DEMOCRATIC presidential candidate Michael Dukakis has another home-grown problem in addition to the state budget. Massachusetts is struggling with an electrical power shortage. On one hot day this month, Boston City Hall shut down early to save power. Four downtown office towers, responding to a request from Boston Edison, also sent their workers home shortly after noon.
Many in the state's power industry blame the governor for this problem because of his opposition to opening of the Seabrook nuclear plant across the border in New Hampshire, and to the reopening of the Pilgrim nuclear plant in Plymouth. If both of these power plants were operating, the power shortage would disappear, at least for a while.
Mr. Dukakis's staff says the governor is not anti-nuclear power per se. He is only against these specific plants because of special problems. There is not an adequate evacuation plan for Seabrook, he contends, and the Pilgrim plant has been badly managed.
But questions are now being raised about the governor's own role in the management of New England's power supplies.
``I would be concerned about the situation,'' says Donald Martin of the Foundation for Economic Research. ``It doesn't seem to be getting better.'' A year ago, his organization published a report entitled ``Will the lights go out in New England?''
Mr. Martin wonders whether Dukakis is ``trying to have his cake and eat it'' - that is, please the antinuclear people and yet not be fully antinuclear.
Nor, he says, has the governor expressed his clear opposition to a November referendum to permanently close the state's two nuclear plants (Pilgrim and the Yankee atomic power plant in Rowe).
Concern about power adequacy goes beyond New England. With electricity becoming mostly cheaper in real terms (after inflation) in recent years, power consumption in the nation has grown at a 4.5 to 5 percent compounded annual rate, even faster in New England.

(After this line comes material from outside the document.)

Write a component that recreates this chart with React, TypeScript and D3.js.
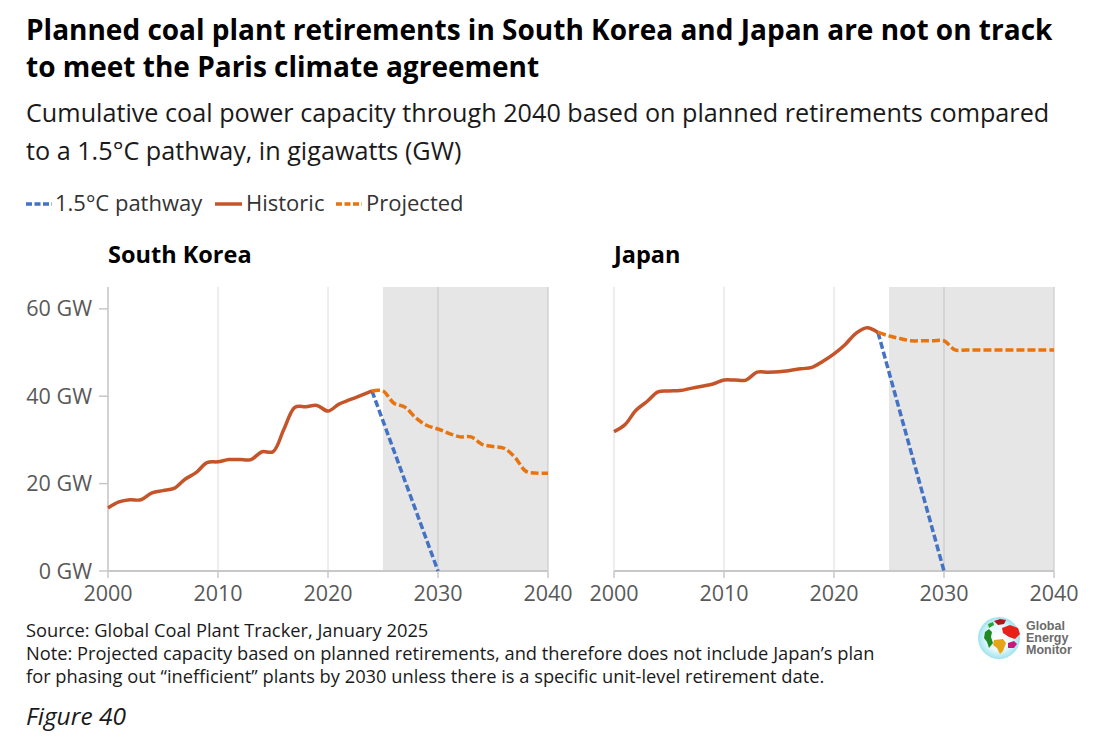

As a result, the excess capacity of the 1970s and '80s in much of the United States could disappear in the early 1990s. Frank Lennox, a consultant with Science Concepts Inc. in Washington, predicts power shortages along the East Coast, the upper Northwest, and in some parts of the South and the Southeast.
Many utilities now figure on conservation or ``least-cost planning'' to prevent brownouts or worse. They hope to avoid construction of expensive and controversial major power plants with smaller facilities, cogeneration, or other techniques.
``That illusion will evaporate,'' Mr. Lennox says. ``It could happen quite quickly.''
Lennox has calculated the additional power needs of the nation, assuming a 3 percent growth rate in demand, to 1996. Then he has reckoned how conservation or other measures might satisfy that demand.
His calculations have led him to the conclusion that aggressive conservation measures and energy-efficient appliances will not be enough, that the nation is going to need major power plants - say, 150 nuclear facilities producing 1,100 megawatts each or 330 coal-fired plants generating 500 MW each.
But with the growing suspicion that the greenhouse effect may already have started to warm the earth, the public could become more reluctant to see additional fossil fuel plants built.
Politicians may have to lead the country back to an acceptance of nuclear power, perhaps utilizing new, even-safer designs now on the drawing boards.